主人は、縁日の金魚なんて弱いものだ、もともと失われやすい命だったのだと、割り切っているようだ。「どうせすぐ死ぬところを、うちに来て二週間ほど儲けたんだ。その間餌もたらふく食べて、幸せだったと思うよ」(実際、きんちゃんはよく食べる金魚だった)と素っ気ない。幼い息子もあっけらかんとしたものである。だが私は、どうしてもそのように割り切ることができない。今となっては、きんちゃんを天国に入れてもらえるよう、神様にお祈りするしかないが―。
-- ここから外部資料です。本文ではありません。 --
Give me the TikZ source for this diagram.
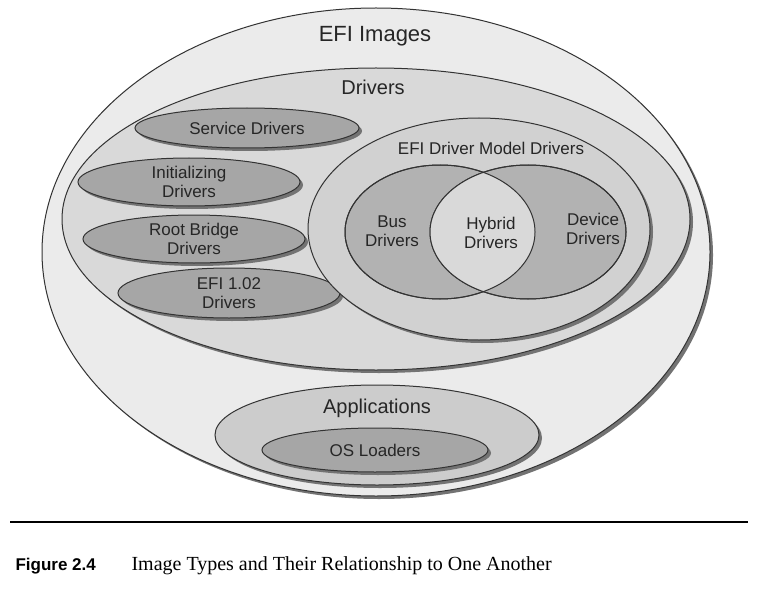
\documentclass[tikz,border=0pt]{standalone}
\usepackage{fontspec}
\setmainfont{Liberation Sans}
\newfontfamily\capserif{Liberation Serif}
\usetikzlibrary{shadows}
\begin{document}
\begin{tikzpicture}[x=1pt,y=-1pt,
  ell/.style={draw=black!80,line width=1pt,drop shadow={shadow xshift=3pt,shadow yshift=-3pt,fill=black!55,opacity=1}},
  lbl/.style={font=\fontsize{17}{19}\selectfont,align=center,text=black!85}]
\useasboundingbox (0,0) rectangle (759,588);
\fill[white] (0,0) rectangle (759,588);
\path[ell,fill=black!8] (376,252) ellipse [x radius=334,y radius=244];
\node[lbl,font=\fontsize{22}{24}\selectfont] (efi) at (375,36) {EFI Images};
\path[ell,fill=black!15] (376,219) ellipse [x radius=314,y radius=151];
\node[lbl,font=\fontsize{20}{22}\selectfont] (drv) at (373,87) {Drivers};
\path[ell,fill=black!35] (247,128) ellipse [x radius=112,y radius=20];
\node[lbl] (sd) at (247,128) {Service Drivers};
\path[ell,fill=black!35] (189,182) ellipse [x radius=111,y radius=24];
\node[lbl] (id) at (189,182) {Initializing\\Drivers};
\path[ell,fill=black!35] (194,239) ellipse [x radius=111,y radius=24];
\node[lbl] (rb) at (194,239) {Root Bridge\\Drivers};
\path[ell,fill=black!35] (229,293) ellipse [x radius=111,y radius=25];
\node[lbl] (e102) at (229,293) {EFI 1.02\\Drivers};
\path[ell,fill=black!18] (479,229) ellipse [x radius=171,y radius=111];
\node[lbl] (dm) at (491,148) {EFI Driver Model Drivers};
\path[draw=black!80,line width=1pt,fill=black!30] (440,232) ellipse [x radius=95,y radius=67];
\path[draw=black!80,line width=1pt,fill=black!30] (528,232) ellipse [x radius=98,y radius=67];
\begin{scope}
\clip (440,232) ellipse [x radius=95,y radius=67];
\path[fill=black!15] (528,232) ellipse [x radius=98,y radius=67];
\end{scope}
\draw[black!80,line width=1pt] (440,232) ellipse [x radius=95,y radius=67];
\draw[black!80,line width=1pt] (528,232) ellipse [x radius=98,y radius=67];
\node[lbl] (bus) at (392,231) {Bus\\Drivers};
\node[lbl] (hyb) at (491,233) {Hybrid\\Drivers};
\node[lbl] (dev) at (593,229) {Device\\Drivers};
\path[ell,fill=black!20] (377,435) ellipse [x radius=162,y radius=50];
\node[lbl,font=\fontsize{20}{22}\selectfont] (app) at (377,408) {Applications};
\path[ell,fill=black!35] (375,450) ellipse [x radius=113,y radius=22];
\node[lbl] (os) at (375,450) {OS Loaders};
\draw[line width=2.5pt] (10,522) -- (748,522);
\node[anchor=west,font=\bfseries\fontsize{17}{19}\selectfont] (fig) at (12,566) {Figure 2.4};
\node[anchor=west,font=\capserif\fontsize{20}{22}\selectfont] (cap) at (128,566) {Image Types and Their Relationship to One Another};
\end{tikzpicture}
\end{document}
神様はどうして、きんちゃんのような小さくて可愛い生き物を、弱いものとしてお創りになられたのだろう。あまりにも可愛らしいので、早く天国に呼びたいから?きんちゃんは今頃、広い天国の一角、小さくて可愛い生き物たちが沢山いる場所で、小さなひれを振って、元気に泳いでいるだろうか。神様の御許で、幸せにしているだろうか。
いずれ私が死んで、もし天国に入れてもらえるなら、その時はもう一度、きんちゃんに会えたらと思う。そしてもし会えたら、「ごめんね」と言いたい。ふわふわしたあの雲の間を、小さいひれを振って泳いでいるであろうきんちゃんに―。